Documentation That Protects You Before a Claim

The strongest defense against a pre-existing damage denial is evidence you gather before any loss occurs. Once you’re filing a claim, you’re already playing catch-up on the timeline question.

Take time-stamped photographs of your property’s major systems and structural elements at least once a year and after any significant weather event. Cover the roof, foundation, plumbing access points, HVAC equipment, and any areas prone to moisture. Store these photos somewhere outside the home, whether that’s cloud storage or email. If you later need to prove that a crack appeared after a specific date, a photo showing an intact surface three months earlier is your best evidence.

Keep the home inspection report from when you purchased the property. That document establishes a formal baseline for the structure’s condition at a known point in time. Hold onto maintenance receipts from contractors, plumbers, and HVAC technicians. Service logs showing that a system was inspected and functioning six months before a failure directly undercut the insurer’s argument that the damage was developing long before your claim.

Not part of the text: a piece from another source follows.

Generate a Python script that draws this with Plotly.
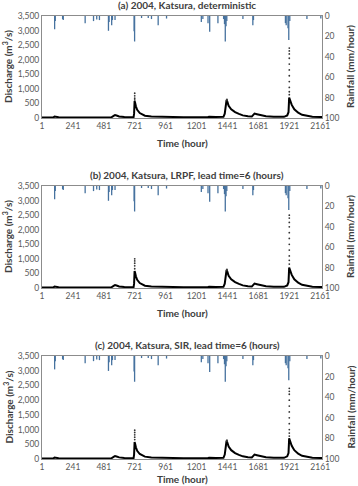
import plotly.graph_objects as go

# ---------------- data ----------------
x_ticks = [1, 241, 481, 721, 961, 1201, 1441, 1681, 1921, 2161]

# rainfall events: hour, depth (mm/hour)
rain_t = [99, 104, 161, 166, 336, 401, 426, 447, 517, 522, 542, 548, 568, 716, 720, 774, 826, 851,
          903, 968, 1238, 1250, 1290, 1303, 1367, 1411, 1418, 1424, 1430, 1436, 1561, 1638, 1643,
          1891, 1897, 1911, 1917, 1925, 2058, 2166]
rain_v = [13, 5, 3, 4, 7, 5, 3.5, 4, 14.5, 6, 9, 4, 4, 15, 25, 2, 2, 3,
          9, 2.5, 6, 3, 7, 15.5, 7, 3, 8, 25, 10, 5, 3, 9, 4,
          7, 9, 12, 23.5, 5, 3, 2.5]

# observed discharge hydrograph: hour, m3/s
obs_t = [1, 90, 99, 110, 130, 300, 540, 560, 568, 580, 600, 640, 700, 712, 716, 720, 724, 730, 740,
         760, 780, 800, 850, 900, 903, 950, 1100, 1290, 1300, 1350, 1410, 1420, 1428, 1434, 1440,
         1450, 1470, 1500, 1530, 1560, 1600, 1630, 1640, 1651, 1670, 1700, 1740, 1800, 1880, 1905,
         1915, 1920, 1924, 1930, 1940, 1960, 1990, 2020, 2060, 2100, 2184]
obs_q = [20, 20, 50, 35, 25, 20, 25, 80, 100, 85, 55, 35, 25, 25, 150, 580, 520, 400, 280,
         170, 110, 80, 55, 45, 50, 35, 25, 35, 45, 35, 40, 150, 400, 620, 560,
         420, 300, 200, 140, 90, 60, 50, 100, 150, 130, 90, 60, 40, 40, 90,
         200, 700, 650, 600, 450, 300, 180, 110, 70, 45, 30]

# simulated peak points for each panel (hour, m3/s)
sim_a_t = [721, 721, 721, 721, 1437, 1437, 1921, 1921, 1921, 1921, 1921, 1921, 1921, 1921, 1921, 1921, 1921]
sim_a_q = [850, 760, 680, 620, 640, 600, 2400, 2300, 2200, 2050, 1850, 1650, 1450, 1250, 1050, 900, 800]
sim_b_t = [721, 721, 721, 721, 721, 1437, 1437, 1921, 1921, 1921, 1921, 1921, 1921, 1921, 1921, 1921, 1921, 1921]
sim_b_q = [1000, 930, 850, 760, 660, 640, 600, 2500, 2400, 2250, 2100, 1900, 1700, 1500, 1300, 1100, 950, 820]
sim_c_t = [721, 721, 721, 721, 721, 1437, 1437, 1921, 1921, 1921, 1921, 1921, 1921, 1921, 1921, 1921, 1921, 1921]
sim_c_q = [980, 900, 820, 740, 660, 640, 600, 2400, 2300, 2200, 2000, 1800, 1600, 1400, 1200, 1000, 880, 780]

titles = ["(a) 2004, Katsura, deterministic",
          "(b) 2004, Katsura, LRPF, lead time=6 (hours)",
          "(c) 2004, Katsura, SIR, lead time=6 (hours)"]
sims = [(sim_a_t, sim_a_q), (sim_b_t, sim_b_q), (sim_c_t, sim_c_q)]

# rainfall spikes as vertical segments built from the event lists
spike_x, spike_y = [], []
for t, v in zip(rain_t, rain_v):
    spike_x += [t, t, None]
    spike_y += [0, v, None]

# ---------------- layout ----------------
W, H = 358, 486
px_l, px_r = 42, 322
panels_px = [(16, 118), (186, 288), (356, 459)]  # top, bottom pixel rows

fig = go.Figure()
FONT = "Lato, Open Sans, sans-serif"
tick_font = dict(family=FONT, size=8.5, color="#595959")
line_col = "#8c8c8c"

layout = dict(width=W, height=H, margin=dict(l=0, r=0, t=0, b=0),
              paper_bgcolor="white", plot_bgcolor="white", showlegend=False,
              font=dict(family=FONT))
annotations = []

for i, (top, bot) in enumerate(panels_px):
    n = i + 1
    xa = "x" if n == 1 else f"x{n}"
    ya = f"y{2*n-1}" if n > 1 else "y"
    yb = f"y{2*n}"
    dom_y = [1 - bot / H, 1 - top / H]
    dom_x = [px_l / W, px_r / W]

    # rainfall spikes (hanging from the top)
    fig.add_trace(go.Scatter(x=spike_x, y=spike_y, mode="lines", xaxis=xa, yaxis=yb,
                             line=dict(color="#46729f", width=1.3), connectgaps=False))
    # observed line
    fig.add_trace(go.Scatter(x=obs_t, y=obs_q, mode="lines", xaxis=xa, yaxis=ya,
                             line=dict(color="black", width=2)))
    st, sq = sims[i]
    fig.add_trace(go.Scatter(x=st, y=sq, mode="markers", xaxis=xa, yaxis=ya,
                             marker=dict(color="#333333", size=1.8)))

    xkey = "xaxis" if n == 1 else f"xaxis{n}"
    ykey = "yaxis" if n == 1 else f"yaxis{2*n-1}"
    y2key = f"yaxis{2*n}"
    layout[xkey] = dict(domain=dom_x, anchor=ya,
                        range=[1, 2175], tickvals=x_ticks, ticktext=[str(v) for v in x_ticks],
                        tickfont=tick_font, showline=True, linecolor=line_col, linewidth=1,
                        mirror=True, showgrid=False, zeroline=False, ticks="", automargin=False)
    layout[ykey] = dict(domain=dom_y, anchor=xa, range=[0, 3500], dtick=500, tickformat=",d",
                        tickfont=tick_font, showline=True, linecolor=line_col, linewidth=1,
                        showgrid=False, zeroline=False, ticks="", automargin=False)
    layout[y2key] = dict(domain=dom_y, anchor=xa, overlaying=ya, side="right",
                         range=[100, 0], dtick=20, tickfont=tick_font, showline=True,
                         linecolor=line_col, linewidth=1, showgrid=False, zeroline=False,
                         ticks="", automargin=False)

    mid = (top + bot) / 2
    annotations.append(dict(text=f"<b>{titles[i]}</b>", x=187 / W, y=1 - (top - 11) / H,
                            xref="paper", yref="paper", showarrow=False,
                            font=dict(family=FONT, size=10, color="#404040"),
                            xanchor="center", yanchor="middle"))
    annotations.append(dict(text="<b>Time (hour)</b>", x=182 / W,
                            y=1 - min(bot + 25, H - 7) / H,
                            xref="paper", yref="paper", showarrow=False,
                            font=dict(family=FONT, size=10, color="#404040"),
                            xanchor="center", yanchor="middle"))
    annotations.append(dict(text="<b>Discharge (m<sup>3</sup>/s)</b>", x=8 / W, y=1 - mid / H,
                            xref="paper", yref="paper", showarrow=False, textangle=-90,
                            font=dict(family=FONT, size=10, color="#404040"),
                            xanchor="center", yanchor="middle"))
    annotations.append(dict(text="<b>Rainfall (mm/hour)</b>", x=350 / W, y=1 - mid / H,
                            xref="paper", yref="paper", showarrow=False, textangle=-90,
                            font=dict(family=FONT, size=10, color="#404040"),
                            xanchor="center", yanchor="middle"))

layout["annotations"] = annotations
fig.update_layout(**layout)
fig.write_html("out.html")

If you do file a claim, organize everything chronologically and submit it as part of a sworn proof of loss. This is a notarized statement that documents the date and cause of the loss, the coverage in effect, and the supporting evidence for your claimed damages. Most policies require it within 60 days, though the clock may start from the date of loss or from the insurer’s request depending on your state. Missing this deadline can result in a denied claim regardless of the merits, so treat it as a hard deadline even if the insurer seems informal about it.